4. In queste ultime vicende si percepisce appieno il carattere
contraddittorio dell’accentramento nella Spagna di Filippo IV: ondivago
ed in tutto legato alle singole evenienze, il sovrano difettò di quella
sistematicità che, contemporaneamente, stava ispirando l’operato
della monarchia francese. Solo dopo la guerra di successione, con la dinastia
borbonica sul trono, venne creato uno stato accentrato sul modello francese
e solo allora, come sottolinea Perry Anderson, «i grandi del regno [...]
furono messi in posizioni subordinate ed esclusi dalla gestione del potere
centrale» (cfr. Lo Stato assoluto, Milano, Mondadori, 1980, p.77)

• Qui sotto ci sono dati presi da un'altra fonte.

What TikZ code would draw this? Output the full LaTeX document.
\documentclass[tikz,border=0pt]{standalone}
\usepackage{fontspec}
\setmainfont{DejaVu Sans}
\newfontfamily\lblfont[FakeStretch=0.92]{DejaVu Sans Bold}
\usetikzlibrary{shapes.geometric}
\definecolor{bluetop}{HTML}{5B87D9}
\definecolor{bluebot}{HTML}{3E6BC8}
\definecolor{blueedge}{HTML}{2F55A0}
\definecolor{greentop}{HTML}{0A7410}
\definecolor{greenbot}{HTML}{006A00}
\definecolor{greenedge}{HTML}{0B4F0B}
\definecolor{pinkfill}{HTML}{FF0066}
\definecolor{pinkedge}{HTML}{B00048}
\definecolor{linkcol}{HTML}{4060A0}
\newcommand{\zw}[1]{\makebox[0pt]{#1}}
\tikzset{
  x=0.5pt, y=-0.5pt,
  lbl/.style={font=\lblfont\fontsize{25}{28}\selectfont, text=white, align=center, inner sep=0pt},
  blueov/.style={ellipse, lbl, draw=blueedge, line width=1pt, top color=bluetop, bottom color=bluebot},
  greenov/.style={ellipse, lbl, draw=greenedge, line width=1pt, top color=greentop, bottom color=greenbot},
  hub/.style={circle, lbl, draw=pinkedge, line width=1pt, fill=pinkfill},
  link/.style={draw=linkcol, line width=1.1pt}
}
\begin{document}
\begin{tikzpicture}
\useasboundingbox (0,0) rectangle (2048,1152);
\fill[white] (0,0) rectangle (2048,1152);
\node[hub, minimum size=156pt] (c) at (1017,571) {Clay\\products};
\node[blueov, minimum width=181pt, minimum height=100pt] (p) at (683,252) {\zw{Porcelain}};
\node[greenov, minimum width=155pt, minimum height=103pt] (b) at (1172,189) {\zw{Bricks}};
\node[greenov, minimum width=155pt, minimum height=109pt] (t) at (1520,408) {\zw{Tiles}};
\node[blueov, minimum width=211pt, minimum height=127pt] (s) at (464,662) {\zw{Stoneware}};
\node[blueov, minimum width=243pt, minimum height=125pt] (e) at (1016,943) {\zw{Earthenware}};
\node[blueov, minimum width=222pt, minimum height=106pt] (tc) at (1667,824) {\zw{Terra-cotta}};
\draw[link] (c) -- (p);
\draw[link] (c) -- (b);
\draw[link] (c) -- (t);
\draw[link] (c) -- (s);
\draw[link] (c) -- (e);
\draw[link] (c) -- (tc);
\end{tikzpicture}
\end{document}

Il libro si conclude con due appendici contenenti, la prima, una esaustiva
elencazione delle edizioni delle due maggiori opere a stampa di Larrea, nonché
delle altre allegazioni sciolte e degli altri scritti rinvenuti dall’Autrice
e, la seconda, la trascrizione di alcuni documenti parzialmente inediti.

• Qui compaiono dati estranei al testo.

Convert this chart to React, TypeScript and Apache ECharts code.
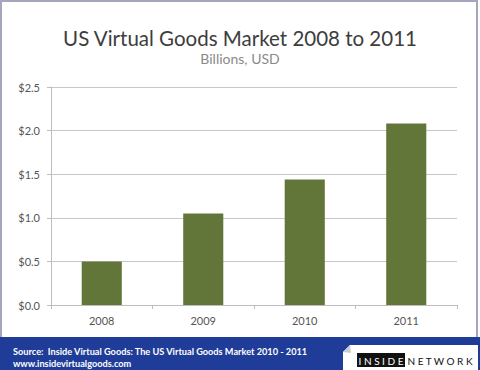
import React, { useEffect, useRef } from "react";
import * as echarts from "echarts";

const years = ["2008", "2009", "2010", "2011"];
const marketValues = [0.5, 1.05, 1.44, 2.08];
const titleText = "US Virtual Goods Market 2008 to 2011";
const subtitleText = "Billions, USD";
const sourceLine1 = "Source:  Inside Virtual Goods: The US Virtual Goods Market 2010 - 2011";
const sourceLine2 = "www.insidevirtualgoods.com";

export default function App() {
  const ref = useRef<HTMLDivElement>(null);
  useEffect(() => {
    if (!ref.current) return;
    const chart = echarts.init(ref.current, null, { renderer: "svg" });
    chart.setOption({
      animation: false,
      backgroundColor: "#ffffff",
      title: {
        text: titleText,
        subtext: subtitleText,
        left: "center",
        top: 22,
        itemGap: 3,
        textStyle: { fontFamily: "Lato", fontSize: 20.5, fontWeight: "normal", color: "#3d3d3d" },
        subtextStyle: { fontFamily: "Lato", fontSize: 14, color: "#8a8a8a" },
      },
      grid: { left: 51, right: 23, top: 87, bottom: 65 },
      xAxis: {
        type: "category",
        data: years,
        axisLine: { lineStyle: { color: "#bdbdbd" } },
        axisTick: { show: true, length: 4, lineStyle: { color: "#bdbdbd" } },
        axisLabel: { color: "#555", fontSize: 11, fontFamily: "Lato", margin: 10 },
      },
      yAxis: {
        type: "value",
        min: 0,
        max: 2.5,
        interval: 0.5,
        axisLine: { show: true, lineStyle: { color: "#bdbdbd" } },
        axisTick: { show: true, length: 4, lineStyle: { color: "#bdbdbd" } },
        splitLine: { lineStyle: { color: "#c8c8c8" } },
        axisLabel: {
          color: "#555",
          fontSize: 11,
          fontFamily: "Lato",
          margin: 11,
          formatter: (v: number) => "$" + v.toFixed(1),
        },
      },
      series: [
        {
          type: "bar",
          data: marketValues,
          barWidth: "39.5%",
          itemStyle: { color: "#62763a" },
        },
      ],
      graphic: [
        {
          type: "rect",
          shape: { x: 1, y: 1, width: 476, height: 368 },
          style: { fill: "none", stroke: "#a3a6bd", lineWidth: 2 },
          z: 10,
        },
        {
          type: "rect",
          shape: { x: 0, y: 337, width: 480, height: 33 },
          style: { fill: "#1f3d98" },
          z: 11,
        },
        {
          type: "text",
          x: 13,
          y: 351,
          style: {
            text: sourceLine1,
            fill: "#ffffff",
            fontSize: 9.2,
            fontWeight: "bold",
            fontFamily: "Lato",
            verticalAlign: "middle",
          },
          z: 12,
        },
        {
          type: "text",
          x: 13,
          y: 363,
          style: {
            text: sourceLine2,
            fill: "#ffffff",
            fontSize: 9.2,
            fontWeight: "bold",
            fontFamily: "Lato",
            verticalAlign: "middle",
          },
          z: 12,
        },
        {
          type: "polygon",
          shape: { points: [[343, 352], [350, 345], [478, 345], [478, 370], [343, 370]] },
          style: { fill: "#ffffff" },
          z: 12,
        },
        {
          type: "polygon",
          shape: { points: [[343, 352], [350, 345], [351, 353]] },
          style: { fill: "#c9ccd6" },
          z: 13,
        },
        {
          type: "rect",
          shape: { x: 357, y: 353, width: 48, height: 14 },
          style: { fill: "#111111" },
          z: 13,
        },
        {
          type: "text",
          x: 381,
          y: 360.5,
          style: {
            text: "I N S I D E",
            fill: "#ffffff",
            fontSize: 10,
            fontFamily: "Lato",
            align: "center",
            verticalAlign: "middle",
          },
          z: 14,
        },
        {
          type: "text",
          x: 440,
          y: 360.5,
          style: {
            text: "N E T W O R K",
            fill: "#111111",
            fontSize: 10,
            fontFamily: "Lato",
            align: "center",
            verticalAlign: "middle",
          },
          z: 14,
        },
      ],
    });
    return () => chart.dispose();
  }, []);
  return (
    <div
      ref={ref}
      style={{ position: "fixed", left: 0, top: 0, width: 480, height: 370 }}
    />
  );
}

La laboriosa ricerca di Paola Volpini è riuscita, attraverso una accurata
e puntuale ricostruzione, dei tratti di una biografia ignota alla maggioranza
degli studiosi, anche specialisti della materia, a riportare l’attenzione
sulla centralità della classe dei giuristi nelle consolidate (nel caso
spagnolo) o nascenti (in altri orizzonti) strutture della stato moderno. Il
potere politico aveva necessità di un sostrato giuridico per legittimare
ognuna delle sempre più frequenti e spregiudicate manovre di ampliamento
dei propri campi d’azione – e di qui l’uso, ripetutamente
segnalato dalla Volpini della ratio status – e non esitava ad
avvalersi dei giuristi come funzionari. Giuristi che in ciò intravedevano
la possibilità di realizzare una vera e propria «respublica
dei togati» (per mutuare un’espressione che è poi divenuta
il titolo di un volume di Pier Luigi Rovito), assurgendo ad esclusivi esecutori
della volontà sovrana, riuscivano a scalare posizioni ed a portarsi
fino alle seconde linee, a scorgere quel vertice dal quale, tuttavia, erano
esclusi. Il reale dato di fatto è che – lo ha detto quasi quaranta
anni fa, con una formula sintetica e tuttora valida, Guido Astuti –
anche i magistrati, come tutti gli altri burocrati erano «privi di uno
stato giuridico» che gli conferisse «una qualche sicurezza e stabilità
di diritti» (La formazione dello stato moderno in Italia, Torino,
1967, p. 207).
L’avvincente inquadramento storico-giuridico della materia, impreziosito
da una fin troppo ampia rassegna della storiografia spagnola e della trattatistica
politica coeva, oltre ad avere il grande pregio di presentarci una realtà
assai differente da quella nostrana e di illustrarci strumenti e meccanismi
giuridici della stessa propri (valga per tutti l’esempio della visita,
avvicinabile, ma certamente non assimilabile in toto, al nostro sindacato
sui giusdicenti), conferisce validità ad una metodologia d’indagine
che, prendendo spunto dalla singola esperienza dei protagonisti, conduce ad
affrontare i grandi temi istituzionali ad essa inscindibilmente connessi.